Find the distance between the two points. (Write the exact answer in simplest radical form for irrational answer.)
$$\left(-\dfrac {1}{2},3\right)$$, $$\left(-\dfrac {3}{2},6\right)$$

Answer

**step1** Understanding the Problem

The problem asks us to find the distance between two given points in a coordinate system. The points are $$\left(-\frac{1}{2}, 3\right)$$ and $$\left(-\frac{3}{2}, 6\right)$$. We need to provide the exact answer in simplest radical form if it is an irrational number.

**step2** Recalling the Distance Formula

To find the distance between two points $$(x_1, y_1)$$ and $$(x_2, y_2)$$ in a coordinate plane, we use the distance formula, which is derived from the Pythagorean theorem:
$$d = \sqrt{(x_2 - x_1)^2 + (y_2 - y_1)^2}$$

**step3** Identifying Coordinates

Let the first point be $$(x_1, y_1) = \left(-\frac{1}{2}, 3\right)$$.
Let the second point be $$(x_2, y_2) = \left(-\frac{3}{2}, 6\right)$$.
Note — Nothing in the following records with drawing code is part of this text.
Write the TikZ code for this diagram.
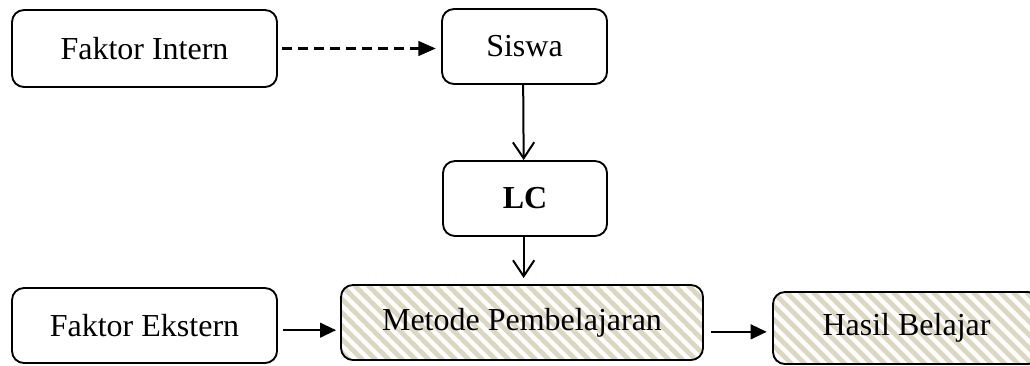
\documentclass[tikz,border=0pt]{standalone}
\usepackage{fontspec}
\setmainfont{Liberation Serif}
\usepackage{xcolor}
\usetikzlibrary{positioning, arrows.meta, calc}
\definecolor{stripecol}{RGB}{220,215,193}

\begin{document}
\begin{tikzpicture}[
  x=0.75pt, y=-0.75pt,
  font=\fontsize{24}{28}\selectfont,
  box/.style={rectangle, rounded corners=9pt, draw=black, line width=1.4pt, fill=white,
              align=center, inner sep=0pt, minimum height=56.25pt},
  hatch/.style={path picture={
      \foreach \i in {-7,...,30}
        \draw[stripecol, line width=3.6pt]
          ([xshift=\i*10pt]path picture bounding box.north west) -- ++(62pt,-62pt);}},
  dsh/.style={-{Triangle[length=13pt, width=11pt]}, line width=1.6pt, dash pattern=on 7.5pt off 4.5pt},
  vee/.style={-{Straight Barb[length=12pt, width=16pt]}, line width=1.5pt},
  arr/.style={-{Triangle[length=12pt, width=11pt]}, line width=1.6pt}]
\useasboundingbox (0,0) rectangle (1030,365);
% --- top row ---
\node[box, minimum width=198.75pt, minimum height=57.75pt] (intern) at (144.5,48.5) {Faktor Intern};
\node[box, minimum width=123.75pt] (siswa) at (524.5,46.5) {Siswa};
% --- middle ---
\node[box, minimum width=123pt] (lc) at (525,198.5) {\textbf{LC}};
% --- bottom row ---
\node[box, minimum width=198.75pt] (ekstern) at (144.5,325.5) {Faktor Ekstern};
\node[box, hatch, minimum width=271.5pt] (metode) at (522,322.5) {Metode Pembelajaran};
\node[box, hatch, minimum width=200.25pt, minimum height=54pt] (hasil) at (906.5,328) {Hasil Belajar};
% arrows
\draw[dsh] ([xshift=3pt]intern.east) -- ([xshift=-4pt]siswa.west |- intern.east);
\draw[vee] ([xshift=-1pt]siswa.south) -- ([xshift=-1pt]lc.north);
\draw[vee] ([xshift=-1pt]lc.south) -- ([xshift=-1pt, yshift=4.5pt]lc.south |- metode.north);
\draw[arr] ([xshift=4pt, yshift=-3.5pt]ekstern.east) -- ([xshift=-3pt, yshift=-3.5pt]ekstern.east -| metode.west);
\draw[arr] ([xshift=5pt, yshift=-7pt]metode.east) -- ([xshift=-4pt, yshift=-7pt]metode.east -| hasil.west);
\end{tikzpicture}
\end{document}
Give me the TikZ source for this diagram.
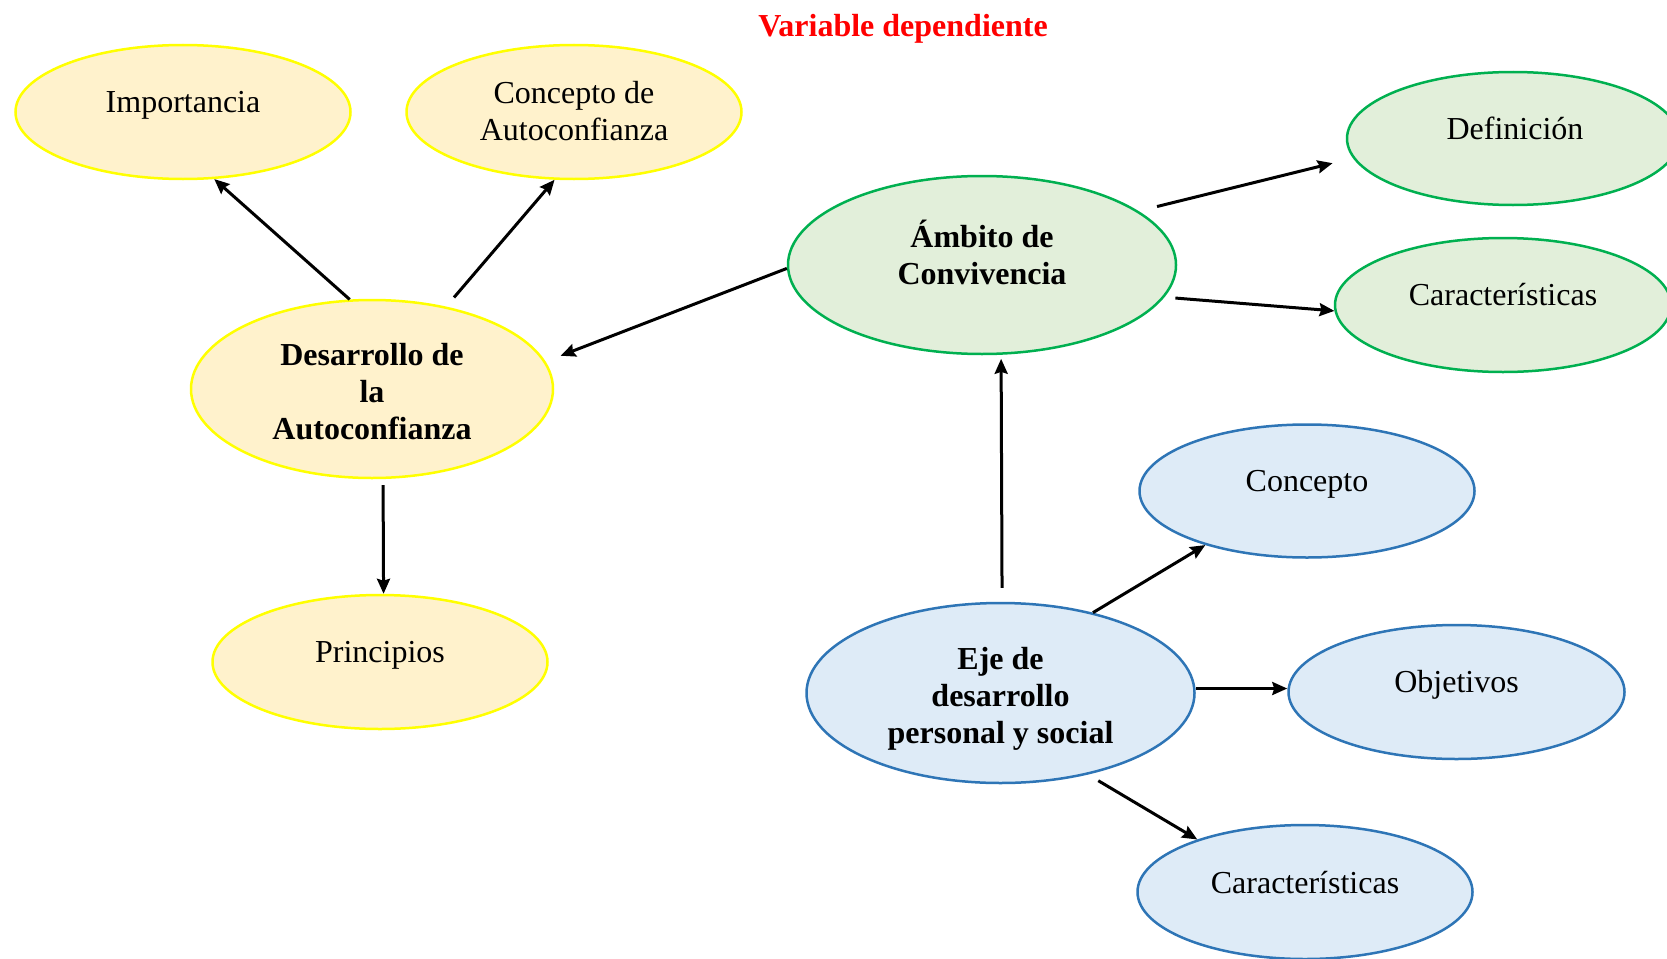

**step4** Calculating the Difference in x-coordinates

First, we find the difference between the x-coordinates:
$$x_2 - x_1 = -\frac{3}{2} - \left(-\frac{1}{2}\right)$$
$$x_2 - x_1 = -\frac{3}{2} + \frac{1}{2}$$
$$x_2 - x_1 = \frac{-3 + 1}{2}$$
$$x_2 - x_1 = \frac{-2}{2}$$
$$x_2 - x_1 = -1$$

**step5** Squaring the Difference in x-coordinates

Next, we square this difference:
$$(x_2 - x_1)^2 = (-1)^2$$
$$(x_2 - x_1)^2 = 1$$

**step6** Calculating the Difference in y-coordinates

Now, we find the difference between the y-coordinates:
$$y_2 - y_1 = 6 - 3$$
$$y_2 - y_1 = 3$$

**step7** Squaring the Difference in y-coordinates

Next, we square this difference:
$$(y_2 - y_1)^2 = (3)^2$$
$$(y_2 - y_1)^2 = 9$$

**step8** Summing the Squared Differences

Now, we add the squared differences:
$$(x_2 - x_1)^2 + (y_2 - y_1)^2 = 1 + 9$$
$$(x_2 - x_1)^2 + (y_2 - y_1)^2 = 10$$

**step9** Calculating the Final Distance

Finally, we take the square root of the sum to find the distance:
$$d = \sqrt{10}$$
The number 10 can be factored as $$2 \times 5$$. Since neither 2 nor 5 are perfect squares, and there are no pairs of prime factors, $$\sqrt{10}$$ cannot be simplified further and is already in its simplest radical form.